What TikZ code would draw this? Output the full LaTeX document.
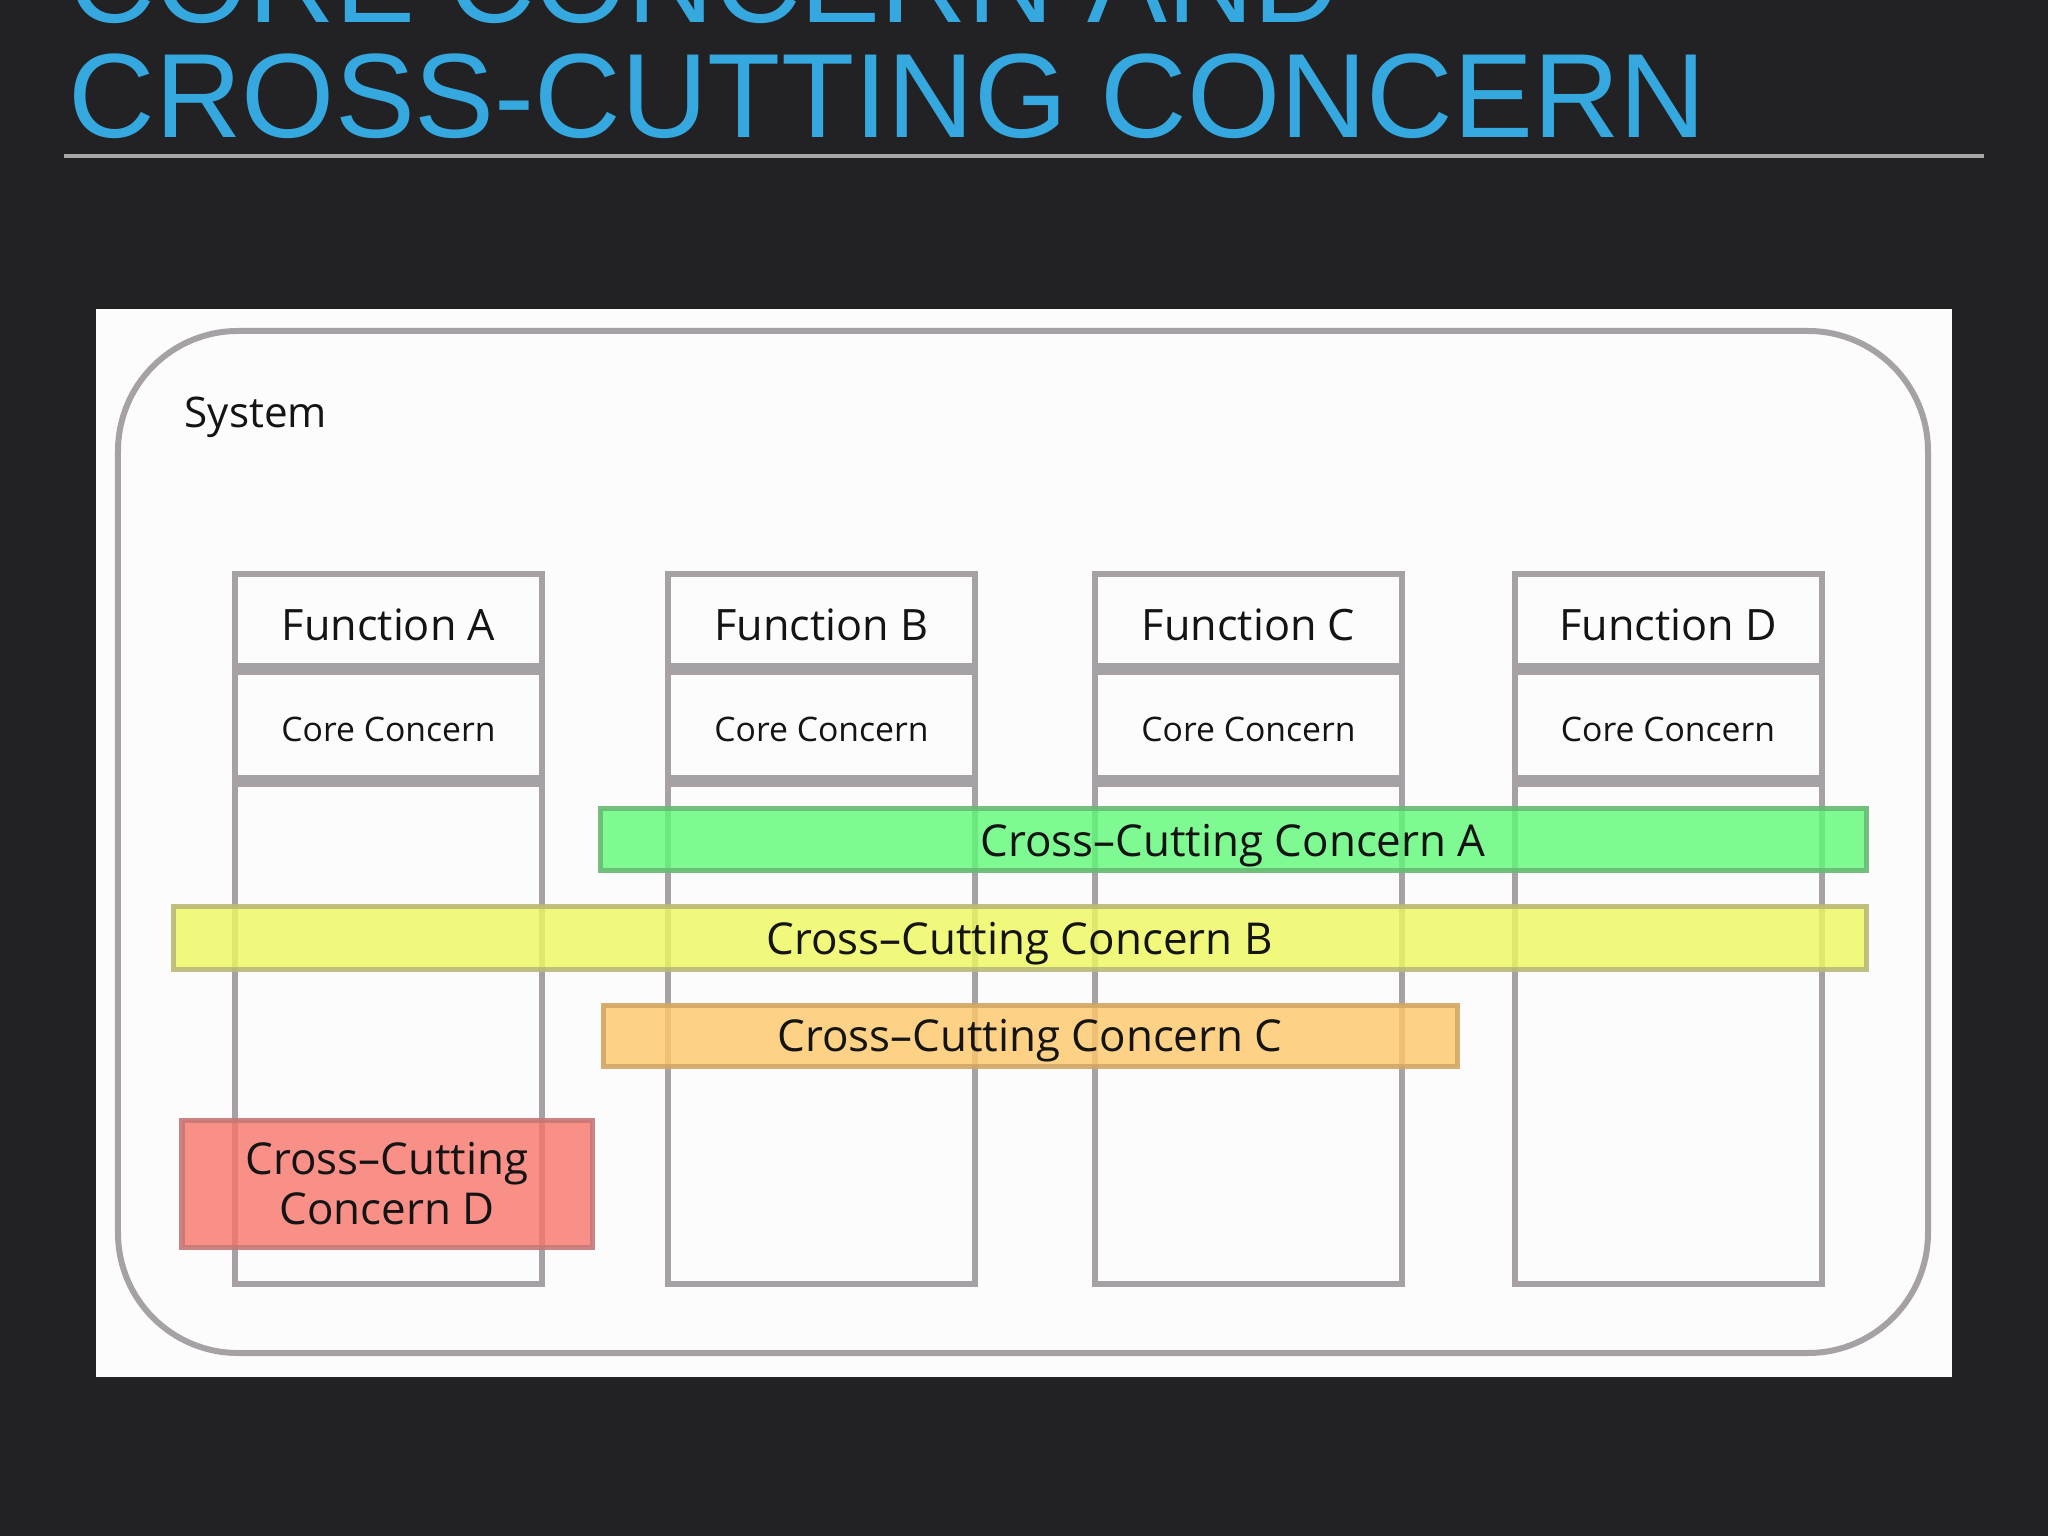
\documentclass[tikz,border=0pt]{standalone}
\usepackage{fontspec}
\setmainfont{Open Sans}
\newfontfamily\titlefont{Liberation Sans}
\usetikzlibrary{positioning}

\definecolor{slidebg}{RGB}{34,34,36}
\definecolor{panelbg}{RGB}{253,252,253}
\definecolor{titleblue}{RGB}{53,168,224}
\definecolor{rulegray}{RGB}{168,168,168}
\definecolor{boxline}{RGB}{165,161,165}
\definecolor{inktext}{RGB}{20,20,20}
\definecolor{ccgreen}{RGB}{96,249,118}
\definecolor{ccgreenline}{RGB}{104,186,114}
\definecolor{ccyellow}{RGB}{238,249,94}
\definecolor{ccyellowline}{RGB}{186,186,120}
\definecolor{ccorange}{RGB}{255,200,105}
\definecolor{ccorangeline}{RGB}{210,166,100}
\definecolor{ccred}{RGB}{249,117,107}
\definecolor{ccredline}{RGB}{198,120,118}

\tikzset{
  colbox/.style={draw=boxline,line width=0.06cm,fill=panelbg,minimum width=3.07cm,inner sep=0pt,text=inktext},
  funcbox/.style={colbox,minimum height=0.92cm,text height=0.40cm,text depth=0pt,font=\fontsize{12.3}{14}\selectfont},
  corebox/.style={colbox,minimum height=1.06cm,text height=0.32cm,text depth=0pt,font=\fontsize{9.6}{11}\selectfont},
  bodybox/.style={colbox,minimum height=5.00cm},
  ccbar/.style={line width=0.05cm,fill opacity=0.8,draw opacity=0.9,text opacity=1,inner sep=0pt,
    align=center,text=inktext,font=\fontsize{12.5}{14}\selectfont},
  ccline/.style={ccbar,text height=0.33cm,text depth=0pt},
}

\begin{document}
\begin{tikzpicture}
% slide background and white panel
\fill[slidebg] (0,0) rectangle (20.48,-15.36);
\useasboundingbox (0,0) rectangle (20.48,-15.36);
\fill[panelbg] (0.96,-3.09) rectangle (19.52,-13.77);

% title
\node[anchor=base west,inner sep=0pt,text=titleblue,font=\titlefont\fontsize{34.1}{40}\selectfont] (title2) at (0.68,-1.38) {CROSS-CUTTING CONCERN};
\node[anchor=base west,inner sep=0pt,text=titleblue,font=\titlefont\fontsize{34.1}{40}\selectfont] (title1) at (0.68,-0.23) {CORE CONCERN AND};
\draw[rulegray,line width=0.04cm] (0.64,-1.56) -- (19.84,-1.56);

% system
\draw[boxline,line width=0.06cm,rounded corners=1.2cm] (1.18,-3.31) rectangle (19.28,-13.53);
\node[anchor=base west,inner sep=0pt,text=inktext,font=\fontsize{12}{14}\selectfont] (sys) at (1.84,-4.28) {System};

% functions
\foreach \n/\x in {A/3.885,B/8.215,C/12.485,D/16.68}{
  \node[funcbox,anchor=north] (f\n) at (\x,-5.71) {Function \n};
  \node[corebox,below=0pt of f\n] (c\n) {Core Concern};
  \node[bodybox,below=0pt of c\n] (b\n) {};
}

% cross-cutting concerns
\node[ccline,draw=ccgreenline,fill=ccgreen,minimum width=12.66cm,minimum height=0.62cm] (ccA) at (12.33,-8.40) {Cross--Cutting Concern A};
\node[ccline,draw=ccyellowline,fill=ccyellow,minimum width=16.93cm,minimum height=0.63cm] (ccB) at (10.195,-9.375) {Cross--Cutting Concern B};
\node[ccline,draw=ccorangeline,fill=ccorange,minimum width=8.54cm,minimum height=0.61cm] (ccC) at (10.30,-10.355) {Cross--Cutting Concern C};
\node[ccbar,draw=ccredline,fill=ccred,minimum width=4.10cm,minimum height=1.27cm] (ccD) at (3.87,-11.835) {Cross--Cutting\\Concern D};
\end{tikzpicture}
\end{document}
* * * *
Exercise brief: Exclude the images, then output the data above word for word.

Solution to this task:
What TikZ code would draw this? Output the full LaTeX document.
\documentclass[tikz,border=0pt]{standalone}
\usepackage{fontspec}
\setmainfont{Open Sans}
\newfontfamily\titlefont{Liberation Sans}
\usetikzlibrary{positioning}

\definecolor{slidebg}{RGB}{34,34,36}
\definecolor{panelbg}{RGB}{253,252,253}
\definecolor{titleblue}{RGB}{53,168,224}
\definecolor{rulegray}{RGB}{168,168,168}
\definecolor{boxline}{RGB}{165,161,165}
\definecolor{inktext}{RGB}{20,20,20}
\definecolor{ccgreen}{RGB}{96,249,118}
\definecolor{ccgreenline}{RGB}{104,186,114}
\definecolor{ccyellow}{RGB}{238,249,94}
\definecolor{ccyellowline}{RGB}{186,186,120}
\definecolor{ccorange}{RGB}{255,200,105}
\definecolor{ccorangeline}{RGB}{210,166,100}
\definecolor{ccred}{RGB}{249,117,107}
\definecolor{ccredline}{RGB}{198,120,118}

\tikzset{
  colbox/.style={draw=boxline,line width=0.06cm,fill=panelbg,minimum width=3.07cm,inner sep=0pt,text=inktext},
  funcbox/.style={colbox,minimum height=0.92cm,text height=0.40cm,text depth=0pt,font=\fontsize{12.3}{14}\selectfont},
  corebox/.style={colbox,minimum height=1.06cm,text height=0.32cm,text depth=0pt,font=\fontsize{9.6}{11}\selectfont},
  bodybox/.style={colbox,minimum height=5.00cm},
  ccbar/.style={line width=0.05cm,fill opacity=0.8,draw opacity=0.9,text opacity=1,inner sep=0pt,
    align=center,text=inktext,font=\fontsize{12.5}{14}\selectfont},
  ccline/.style={ccbar,text height=0.33cm,text depth=0pt},
}

\begin{document}
\begin{tikzpicture}
% slide background and white panel
\fill[slidebg] (0,0) rectangle (20.48,-15.36);
\useasboundingbox (0,0) rectangle (20.48,-15.36);
\fill[panelbg] (0.96,-3.09) rectangle (19.52,-13.77);

% title
\node[anchor=base west,inner sep=0pt,text=titleblue,font=\titlefont\fontsize{34.1}{40}\selectfont] (title2) at (0.68,-1.38) {CROSS-CUTTING CONCERN};
\node[anchor=base west,inner sep=0pt,text=titleblue,font=\titlefont\fontsize{34.1}{40}\selectfont] (title1) at (0.68,-0.23) {CORE CONCERN AND};
\draw[rulegray,line width=0.04cm] (0.64,-1.56) -- (19.84,-1.56);

% system
\draw[boxline,line width=0.06cm,rounded corners=1.2cm] (1.18,-3.31) rectangle (19.28,-13.53);
\node[anchor=base west,inner sep=0pt,text=inktext,font=\fontsize{12}{14}\selectfont] (sys) at (1.84,-4.28) {System};

% functions
\foreach \n/\x in {A/3.885,B/8.215,C/12.485,D/16.68}{
  \node[funcbox,anchor=north] (f\n) at (\x,-5.71) {Function \n};
  \node[corebox,below=0pt of f\n] (c\n) {Core Concern};
  \node[bodybox,below=0pt of c\n] (b\n) {};
}

% cross-cutting concerns
\node[ccline,draw=ccgreenline,fill=ccgreen,minimum width=12.66cm,minimum height=0.62cm] (ccA) at (12.33,-8.40) {Cross--Cutting Concern A};
\node[ccline,draw=ccyellowline,fill=ccyellow,minimum width=16.93cm,minimum height=0.63cm] (ccB) at (10.195,-9.375) {Cross--Cutting Concern B};
\node[ccline,draw=ccorangeline,fill=ccorange,minimum width=8.54cm,minimum height=0.61cm] (ccC) at (10.30,-10.355) {Cross--Cutting Concern C};
\node[ccbar,draw=ccredline,fill=ccred,minimum width=4.10cm,minimum height=1.27cm] (ccD) at (3.87,-11.835) {Cross--Cutting\\Concern D};
\end{tikzpicture}
\end{document}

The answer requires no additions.